Donald Trump’s struggle to find a secretary of state has erupted into an early battle for the soul of his nascent presidency – a critical showdown between the insurgents who thrust him into office and establishment Republicans pushing for a more conventional White House.
At the moment, the internal debate over who should serve as the steward of the country’s foreign policy pits advocates for bombastic ex-New York City Mayor Rudy Giuliani against those for caustic Trump critic Mitt Romney, the GOP’s 2012 nominee. The behind-the-scenes battle exploded into public view on Thanksgiving Day, after Trump stalwarts began viewing Romney as a serious contender.
The fight is less about elevating the brash and self-promoting Giuliani, according to sources close to the transition, and more about stopping Romney either by selling Trump on the Sept. 11 hero or pushing a third candidate, possibly Gen. David Petraeus, the former CIA director and engineer of the Iraq surge, a half dozen people close to the process told POLITICO.
Trump, in many ways an accidental victor, is in a unique political vise: He is the least popular president-elect in modern history and badly needs his still-divided party to unite around him to consolidate power. Most presidents face this particular day of reckoning – the pivot from a narrow electoral beachhead of diehard supporters to a broader and more inclusive governing coalition — at some point in their early presidency. What’s extraordinary is how early it’s taking place in the budding Trump administration and that private disputes are going public just three weeks after the election.
Trump transition spokesman Jason Miller told reporters Friday that the president-elect is continuing to meet with several candidates for the position, some of whom share his foreign-policy views, others who don’t.“I think a lot of the palace intrigue gets overblown at this stage,” he said.

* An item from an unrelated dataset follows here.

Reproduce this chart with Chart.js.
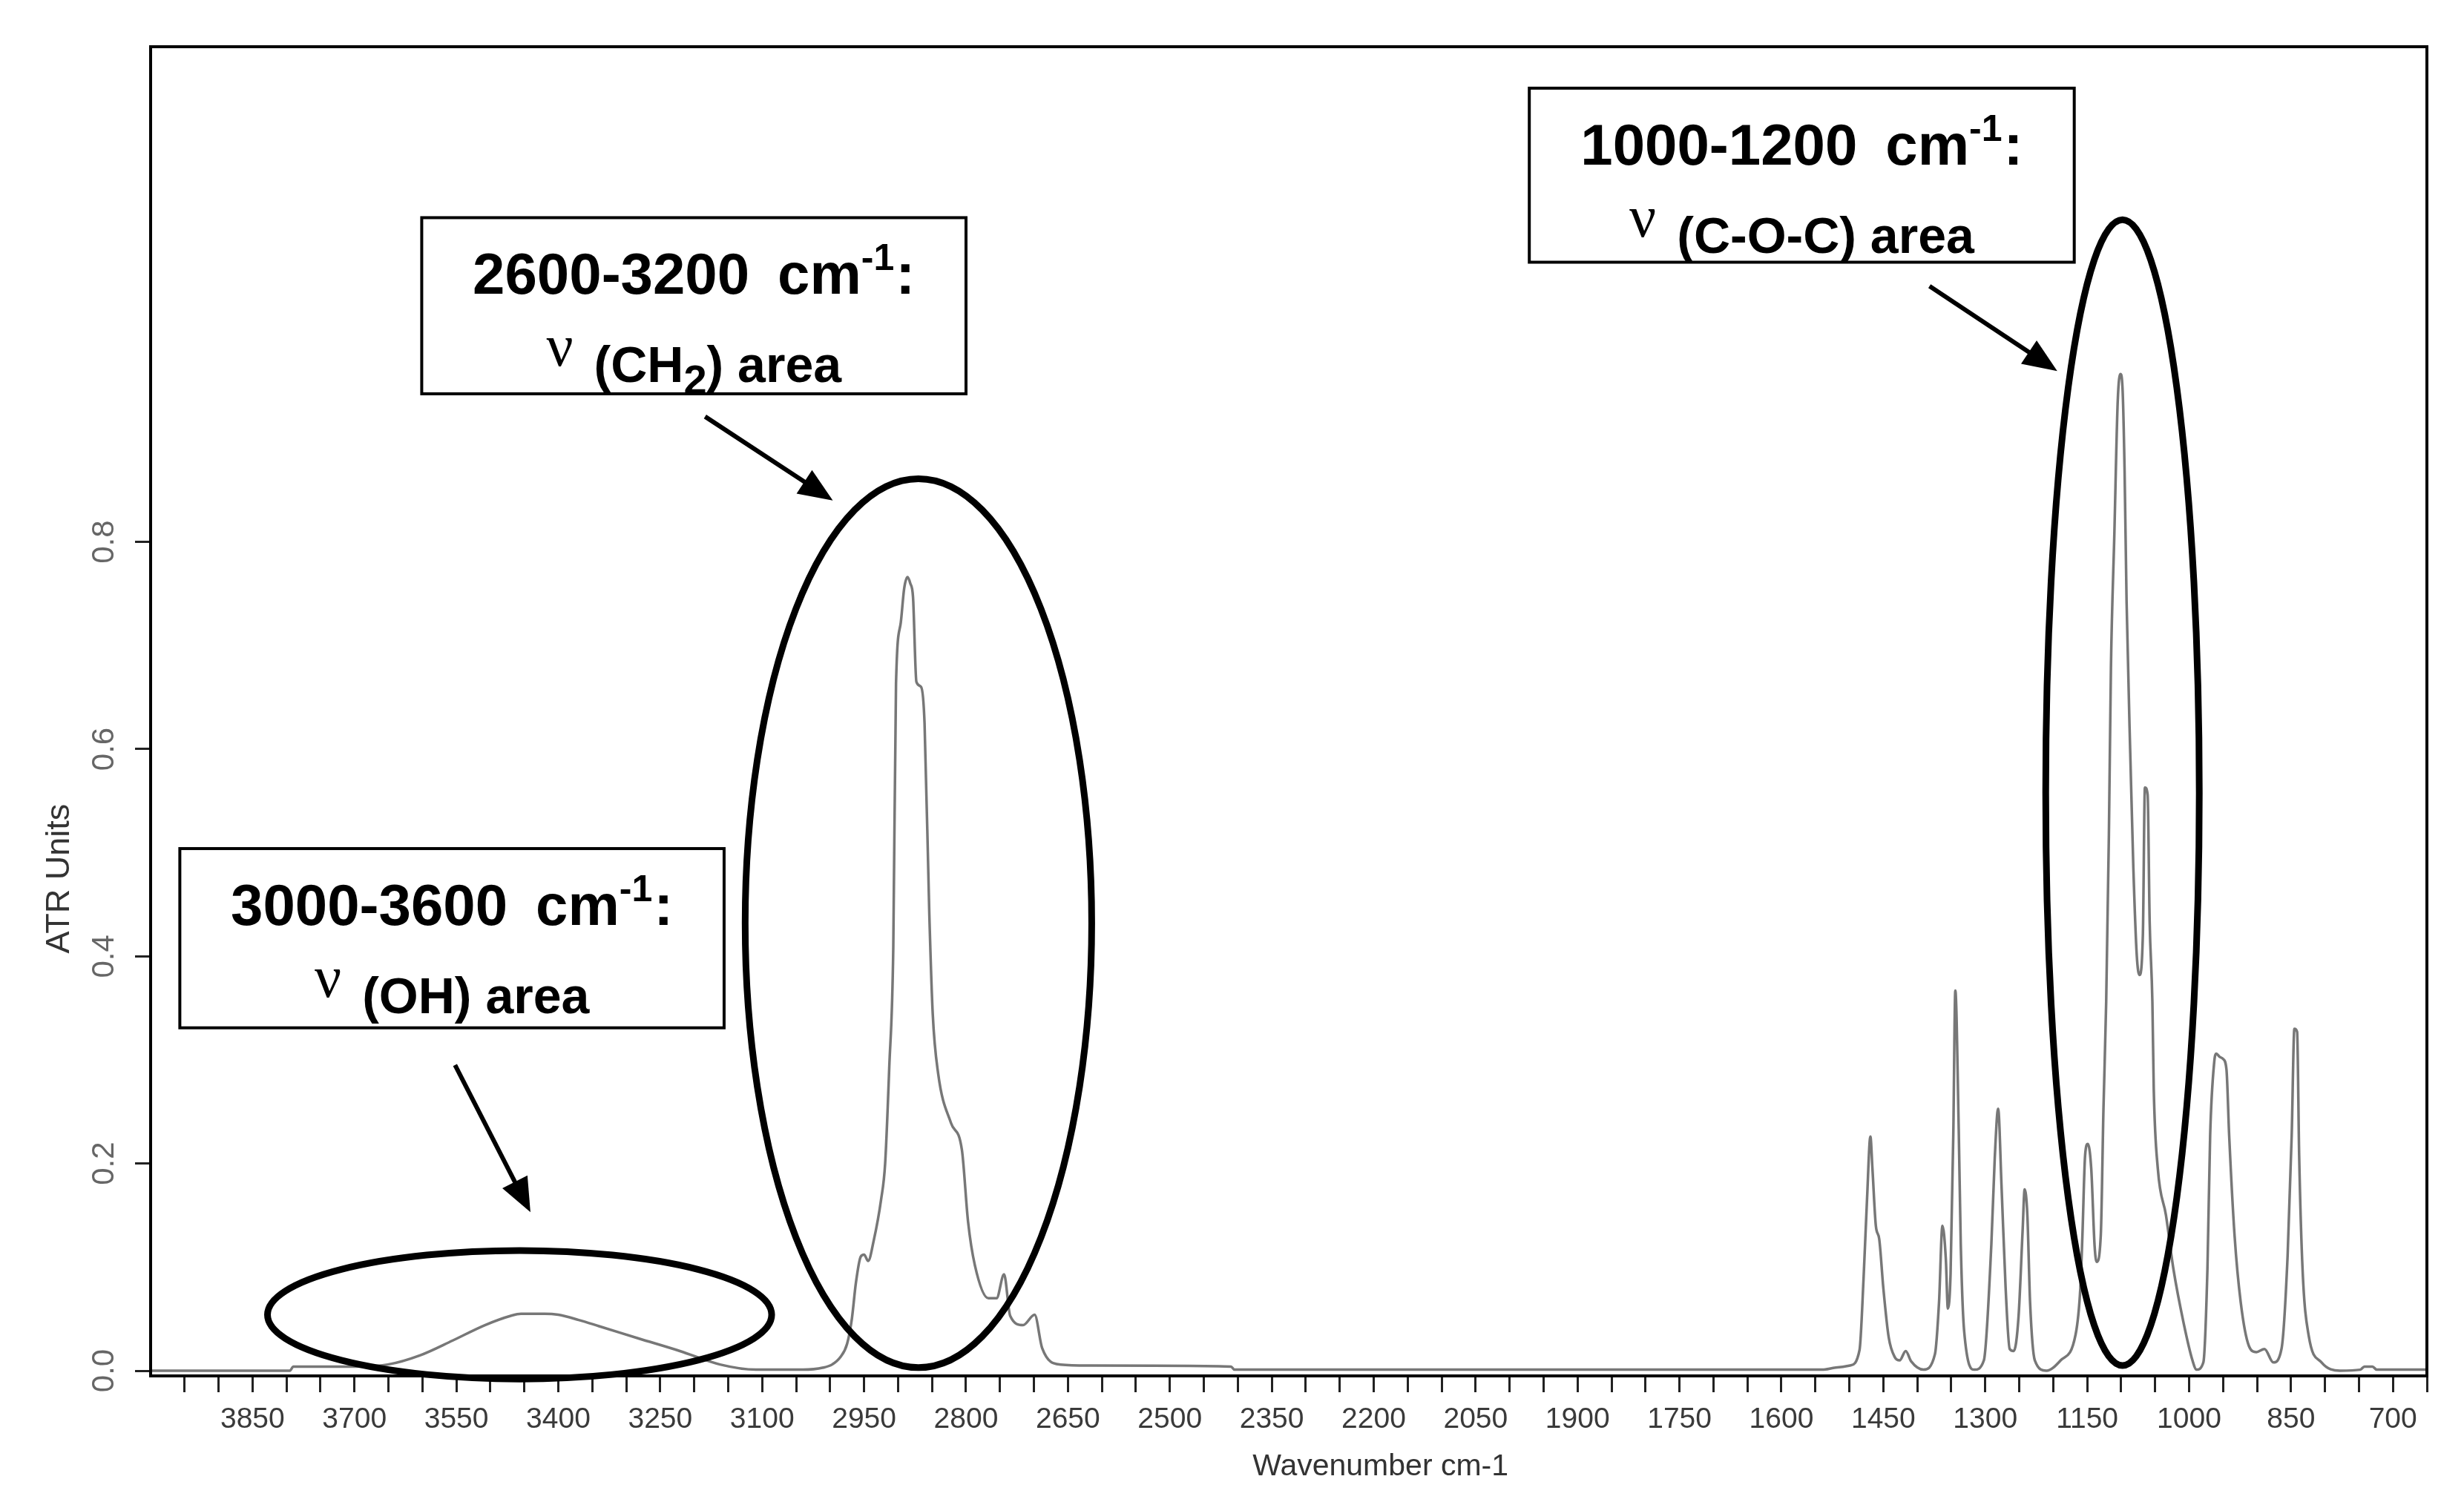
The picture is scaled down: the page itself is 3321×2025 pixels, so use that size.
<!DOCTYPE html>
<html>
<head>
<meta charset="utf-8">
<script src="https://cdn.jsdelivr.net/npm/chart.js@4.4.1/dist/chart.umd.min.js"></script>
<style>
  html, body { margin: 0; padding: 0; background: #fff; }
  #wrap { width: 3321px; height: 2025px; }
</style>
</head>
<body>
<div id="wrap"><canvas id="spectrum" width="3321" height="2025"></canvas></div>
<script>
// ATR-FTIR spectrum: wavenumber (cm-1) against ATR units
const wavenumbers = [
  4000, 3795, 3790, 3700, 3651, 3603, 3556, 3508, 3470, 3455, 3420, 3400, 3370, 3340, 3281, 3221, 3162, 3109,
  3040, 3010, 2997, 2985, 2975, 2968, 2962, 2955, 2950, 2944, 2936, 2925, 2919, 2913, 2907, 2903, 2896, 2891,
  2886, 2882, 2878, 2873, 2866, 2861, 2854, 2849, 2841, 2822, 2806, 2797, 2787, 2767, 2755, 2744, 2735, 2716,
  2699, 2688, 2661, 2620, 2410, 2405,
  1540, 1520, 1499, 1485, 1479, 1474, 1469, 1466, 1461, 1456, 1450, 1442, 1433, 1426, 1417, 1409, 1391, 1374,
  1368, 1363, 1358, 1355, 1351, 1347, 1344, 1339, 1336, 1331, 1316, 1302, 1291, 1286, 1281, 1276, 1270, 1264,
  1258, 1251, 1245, 1242, 1238, 1234, 1227, 1210, 1189, 1167, 1160, 1157, 1153, 1149, 1144, 1139, 1136, 1130,
  1126, 1122, 1118, 1115, 1110, 1105, 1101, 1098, 1095, 1092, 1086, 1082, 1077, 1073, 1068, 1065, 1061, 1058,
  1054, 1052, 1046, 1034, 1023, 1008, 995, 989, 979, 973, 969, 963, 960, 955, 950, 945, 941, 933,
  924, 912, 901, 889, 876, 864, 855, 849, 845, 841, 838, 833, 824, 805, 778, 748, 742, 730,
  724, 650
];
const atrUnits = [
  0.000, 0.000, 0.004, 0.004, 0.006, 0.015, 0.029, 0.044, 0.053, 0.055, 0.055, 0.054, 0.049, 0.043, 0.031, 0.019, 0.006, 0.001,
  0.001, 0.003, 0.006, 0.013, 0.026, 0.050, 0.085, 0.110, 0.112, 0.106, 0.125, 0.165, 0.200, 0.292, 0.409, 0.663, 0.722, 0.755,
  0.766, 0.760, 0.747, 0.665, 0.660, 0.625, 0.441, 0.345, 0.287, 0.239, 0.213, 0.144, 0.102, 0.070, 0.070, 0.093, 0.053, 0.044,
  0.054, 0.022, 0.006, 0.005, 0.004, 0.001,
  0.001, 0.003, 0.005, 0.020, 0.090, 0.165, 0.226, 0.195, 0.140, 0.127, 0.080, 0.032, 0.013, 0.010, 0.019, 0.009, 0.001, 0.016,
  0.066, 0.140, 0.108, 0.060, 0.094, 0.228, 0.367, 0.233, 0.122, 0.038, 0.001, 0.010, 0.122, 0.205, 0.253, 0.178, 0.080, 0.021,
  0.019, 0.052, 0.135, 0.175, 0.150, 0.066, 0.010, 0.000, 0.010, 0.035, 0.080, 0.130, 0.208, 0.219, 0.195, 0.120, 0.105, 0.130,
  0.253, 0.356, 0.518, 0.679, 0.807, 0.936, 0.962, 0.949, 0.872, 0.743, 0.582, 0.485, 0.401, 0.382, 0.421, 0.563, 0.556, 0.433,
  0.356, 0.272, 0.195, 0.150, 0.098, 0.046, 0.010, 0.001, 0.008, 0.098, 0.227, 0.298, 0.306, 0.303, 0.301, 0.291, 0.227, 0.130,
  0.066, 0.024, 0.018, 0.021, 0.008, 0.021, 0.111, 0.227, 0.330, 0.327, 0.208, 0.098, 0.034, 0.008, 0.000, 0.001, 0.004, 0.004,
  0.001, 0.001
];

const xTickLabels = [3850, 3700, 3550, 3400, 3250, 3100, 2950, 2800, 2650, 2500, 2350,
                     2200, 2050, 1900, 1750, 1600, 1450, 1300, 1150, 1000, 850, 700];
const yTickLabels = [0.0, 0.2, 0.4, 0.6, 0.8];

// highlighted regions, all in data units (wavenumber, ATR units)
const regions = [
  { range: '3000-3600', group: [['(OH) area']],
    box: [3957, 3156, 0.504, 0.331], ellipse: [3457, 0.054, 371, 0.062],
    arrow: [[3552, 0.295], [3441, 0.153]] },
  { range: '2600-3200', group: [['(CH'], ['2', 'sub'], [') area']],
    box: [3601, 2800, 1.113, 0.943], ellipse: [2870, 0.432, 255, 0.429],
    arrow: [[3184, 0.921], [2996, 0.840]] },
  { range: '1000-1200', group: [['(C-O-C) area']],
    box: [1971, 1169, 1.238, 1.070], ellipse: [1098, 0.558, 113, 0.553],
    arrow: [[1382, 1.047], [1194, 0.965]] }
];

const SANS = '"Liberation Sans", Arial, sans-serif';
const SERIF = '"Liberation Serif", "Times New Roman", serif';

function drawRuns(ctx, runs, cx, base) {
  let total = 0;
  runs.forEach(r => { ctx.font = r.font; r.w = ctx.measureText(r.text).width; total += r.w + (r.gap || 0); });
  let px = cx - total / 2;
  ctx.textBaseline = 'alphabetic';
  ctx.textAlign = 'left';
  runs.forEach(r => {
    px += r.gap || 0;
    ctx.font = r.font;
    ctx.fillText(r.text, px, base + (r.dy || 0));
    px += r.w;
  });
}

const annotate = {
  id: 'annotate',
  afterDraw(chart) {
    const { ctx, chartArea: a, scales: { x, y } } = chart;
    ctx.save();

    // plot frame
    ctx.strokeStyle = '#000';
    ctx.lineWidth = 4;
    ctx.strokeRect(a.left, a.top, a.right - a.left, a.bottom - a.top);

    // ellipses round the bands
    ctx.lineWidth = 9;
    regions.forEach(r => {
      const [wn, v, rw, rv] = r.ellipse;
      const cx = x.getPixelForValue(wn), cy = y.getPixelForValue(v);
      const rx = Math.abs(x.getPixelForValue(wn - rw) - cx);
      const ry = Math.abs(y.getPixelForValue(v + rv) - cy);
      ctx.beginPath();
      ctx.ellipse(cx, cy, rx, ry, 0, 0, Math.PI * 2);
      ctx.stroke();
    });

    // arrows
    regions.forEach(r => {
      const x0 = x.getPixelForValue(r.arrow[0][0]), y0 = y.getPixelForValue(r.arrow[0][1]);
      const x1 = x.getPixelForValue(r.arrow[1][0]), y1 = y.getPixelForValue(r.arrow[1][1]);
      const ang = Math.atan2(y1 - y0, x1 - x0);
      const head = 46, half = 19;
      ctx.lineWidth = 6;
      ctx.beginPath();
      ctx.moveTo(x0, y0);
      ctx.lineTo(x1 - Math.cos(ang) * head * 0.8, y1 - Math.sin(ang) * head * 0.8);
      ctx.stroke();
      ctx.fillStyle = '#000';
      ctx.beginPath();
      ctx.moveTo(x1, y1);
      ctx.lineTo(x1 - Math.cos(ang) * head - Math.sin(ang) * half, y1 - Math.sin(ang) * head + Math.cos(ang) * half);
      ctx.lineTo(x1 - Math.cos(ang) * head + Math.sin(ang) * half, y1 - Math.sin(ang) * head - Math.cos(ang) * half);
      ctx.closePath();
      ctx.fill();
    });

    // label boxes
    regions.forEach(r => {
      const [w0, w1, vTop, vBot] = r.box;
      const bx0 = x.getPixelForValue(w0), bx1 = x.getPixelForValue(w1);
      const by0 = y.getPixelForValue(vTop), by1 = y.getPixelForValue(vBot);
      ctx.fillStyle = '#fff';
      ctx.fillRect(bx0, by0, bx1 - bx0, by1 - by0);
      ctx.lineWidth = 4;
      ctx.strokeRect(bx0, by0, bx1 - bx0, by1 - by0);
      ctx.fillStyle = '#000';
      const cx = (bx0 + bx1) / 2;
      drawRuns(ctx, [
        { text: r.range, font: `bold 78px ${SANS}` },
        { text: 'cm', font: `bold 78px ${SANS}`, gap: 38 },
        { text: '-1', font: `bold 50px ${SANS}`, dy: -32 },
        { text: ':', font: `bold 78px ${SANS}`, gap: 2 }
      ], cx, by0 + 103);
      const line2 = [{ text: '\u03BD', font: `80px ${SERIF}`, dy: -22 }];
      r.group.forEach((g, i) => {
        if (g[1] === 'sub') line2.push({ text: g[0], font: `bold 56px ${SANS}`, dy: 16 });
        else line2.push({ text: g[0], font: `bold 68px ${SANS}`, gap: i === 0 ? 28 : 0 });
      });
      drawRuns(ctx, line2, cx, by0 + 222);
    });

    // axis titles
    ctx.fillStyle = '#333';
    ctx.textAlign = 'center';
    ctx.textBaseline = 'middle';
    ctx.font = `41px ${SANS}`;
    ctx.fillText('Wavenumber cm-1', x.getPixelForValue(2190), 1978);
    ctx.translate(81, y.getPixelForValue(0.475));
    ctx.rotate(-Math.PI / 2);
    ctx.font = `45px ${SANS}`;
    ctx.fillText('ATR Units', 0, 0);
    ctx.restore();
  }
};

new Chart(document.getElementById('spectrum'), {
  type: 'line',
  data: {
    datasets: [{
      data: wavenumbers.map((w, i) => ({ x: w, y: atrUnits[i] })),
      borderColor: '#777',
      borderWidth: 3.5,
      pointRadius: 0,
      cubicInterpolationMode: 'monotone',
      fill: false
    }]
  },
  options: {
    responsive: false,
    devicePixelRatio: 1,
    animation: false,
    layout: { padding: { top: 63, right: 50, left: 0, bottom: 0 } },
    plugins: { legend: { display: false }, tooltip: { enabled: false } },
    scales: {
      x: {
        type: 'linear',
        reverse: true,
        min: 650,
        max: 4000,
        afterFit: s => { s.height = 170; },
        afterBuildTicks: s => { s.ticks = s.ticks.filter(t => t.value < 3990); },
        border: { display: false },
        grid: { drawOnChartArea: false, drawTicks: true, tickLength: 22, tickWidth: 3, tickColor: '#222' },
        ticks: {
          stepSize: 50,
          autoSkip: false,
          maxRotation: 0,
          minRotation: 0,
          padding: 14,
          color: '#3a3a3a',
          font: { family: SANS, size: 39 },
          callback: v => xTickLabels.includes(Math.round(v)) ? String(Math.round(v)) : ''
        }
      },
      y: {
        min: -0.005,
        max: 1.278,
        afterFit: s => { s.width = 203; },
        afterBuildTicks: s => { s.ticks = yTickLabels.map(v => ({ value: v })); },
        border: { display: false },
        grid: { drawOnChartArea: false, drawTicks: true, tickLength: 21, tickWidth: 3, tickColor: '#222' },
        ticks: {
          minRotation: 90,
          maxRotation: 90,
          crossAlign: 'center',
          padding: 11,
          color: '#666',
          font: { family: SANS, size: 42 },
          callback: v => v.toFixed(1)
        }
      }
    }
  },
  plugins: [annotate]
});
</script>
</body>
</html>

The pro-Giuliani contingent – or more accurately the anti-Mitt cadre – led by incoming White House senior strategist Steve Bannon and Trump campaign manager Kellyanne Conway, have argued forcefully for rewarding a “loyal” campaign surrogate. Giuliani, they have argued, was one of the few supporters who went on TV to defend the candidate in the aftermath of the “Access Hollywood” tape, and the kind of anti-establishment figure Trump voters demand. The pro-Romney camp includes Vice President Elect Mike Pence and incoming White House chief of staff Reince Priebus – who is less supportive of Romney than Pence — who have both pressed Trump to reach out to mainstream Republicans in order to help convert Trump’s shaggy insurgency into a functional and more traditional West Wing.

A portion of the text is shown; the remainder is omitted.